Robust mixed-sensitivity H∞ control for a class of MIMO uncertain nonlinear IPM synchronous motor via T-S fuzzy model

This article presents robust mixed-sensitivity H∞ output feedback controller by using loop shaping with regional Pole Placement for a class of MIMO uncertain nonlinear system. In order to design of controller first via Takagi and Sugeno´s (T-S) fuzzy approach the nonlinear dynamic is represented by several linear sub systems. After that, loop-shaping methodology and Mixed-sensitivity problem are introduced to formulate frequency-domain specifications and a systematic design of weighting matrices is presented.

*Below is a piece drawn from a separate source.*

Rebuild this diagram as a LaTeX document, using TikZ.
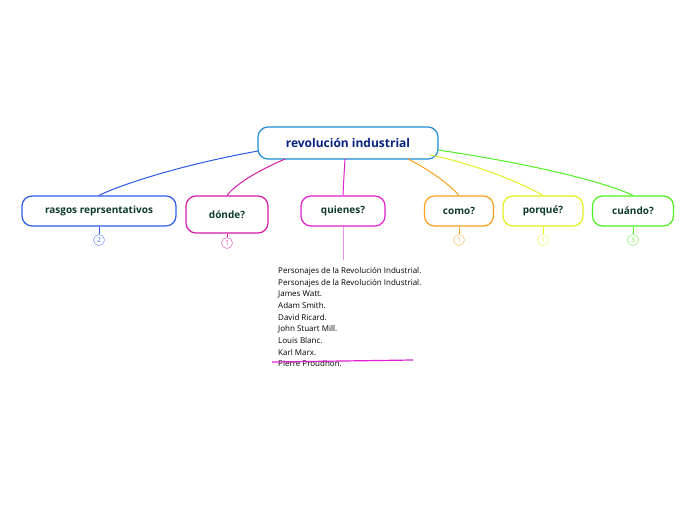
\documentclass[tikz,border=0pt]{standalone}
\usepackage{fontspec}
\setmainfont{Open Sans}
\definecolor{cblue}{HTML}{1F8AD6}
\definecolor{cb2}{HTML}{2C5BE8}
\definecolor{cmag}{HTML}{D41AA6}
\definecolor{cmag2}{HTML}{E020D0}
\definecolor{cor}{HTML}{F7A11A}
\definecolor{cyel}{HTML}{E0F020}
\definecolor{cgr}{HTML}{4EF020}
\definecolor{ctxt}{HTML}{0E3A2E}
\begin{document}
\begin{tikzpicture}[x=1pt,y=-1pt,
 box/.style={draw,line width=1.2pt,rounded corners=10pt,fill=white,text=ctxt,font=\bfseries\fontsize{10}{12}\selectfont,inner sep=0pt},
 badge/.style={draw,circle,line width=0.5pt,inner sep=0pt,minimum size=11pt,font=\fontsize{7}{8}\selectfont},
 lk/.style={line width=1pt}]
\useasboundingbox (0,0) rectangle (696,520);
\node[box,draw=cblue,minimum width=180pt,minimum height=32pt,text=ctxt!60!blue,font=\bfseries\fontsize{12}{14}\selectfont] (root) at (348,143) {revolución industrial};
\node[box,draw=cb2,minimum width=154pt,minimum height=30pt] (ras) at (99,211) {rasgos reprsentativos};
\node[box,draw=cmag,minimum width=82pt,minimum height=37pt] (don) at (227,214.5) {dónde?};
\node[box,draw=cmag2,minimum width=84pt,minimum height=30pt] (qui) at (343,211) {quienes?};
\node[box,draw=cor,minimum width=69pt,minimum height=30pt] (com) at (459,211) {como?};
\node[box,draw=cyel,minimum width=80pt,minimum height=30pt] (por) at (543,211) {porqué?};
\node[box,draw=cgr,minimum width=81pt,minimum height=30pt] (cua) at (633,211) {cuándo?};
\draw[lk,cb2] (258,151) .. controls (180,165) and (120,185) .. (ras.north);
\draw[lk,cmag] (285,159) .. controls (255,172) and (235,185) .. (don.north);
\draw[lk,cmag2] (345,159) .. controls (344,175) .. (qui.north);
\draw[lk,cor] (408,159) .. controls (430,170) and (450,185) .. (com.north);
\draw[lk,cyel] (430,155) .. controls (480,165) and (525,185) .. (por.north);
\draw[lk,cgr] (438,150) .. controls (520,162) and (600,180) .. (cua.north);
\foreach \n/\c/\y/\t in {ras/cb2/240/2,don/cmag/243/1,com/cor/240/1,por/cyel/240/1,cua/cgr/240/3}{
 \node[badge,draw=\c!70,text=\c!80] (b\n) at (\n.south |- 0,\y) {\t};
 \draw[\c,line width=0.8pt] (\n.south) -- (b\n.north);
}
\coordinate (qend) at (343,260);
\draw[cmag2!50,line width=0.8pt] (qui.south) -- (qend);
\node[anchor=north west,align=left,inner sep=0pt,font=\fontsize{8}{11.7}\selectfont] (txt) at (278,267) {Personajes de la Revolución Industrial.\\Personajes de la Revolución Industrial.\\James Watt.\\Adam Smith.\\David Ricard.\\John Stuart Mill.\\Louis Blanc.\\Karl Marx.\\Pierre Proudhon.};
\draw[cmag2,line width=1.2pt] (272,362) -- (413,360);
\end{tikzpicture}
\end{document}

Then a regional pole-placement output feedback H∞ controller is employed by using linear matrix inequality (LMI) approach for each linear subsystem. Parallel Distributed Compensation (PDC) is used to design the controller for the overall system and the total linear system is obtained by using the weighted sum of the local linear system. Several results show that the proposed method can effectively meet the performance requirements like robustness, good load disturbance rejection responses, good tracking responses and fast transient responses for the 3-phase interior permanent magnet synchronous motor (IPMSM) system. In addition, the superiority of the proposed control scheme is indicated in comparison with the feedback linearization and the H2/H∞ controller´s methods.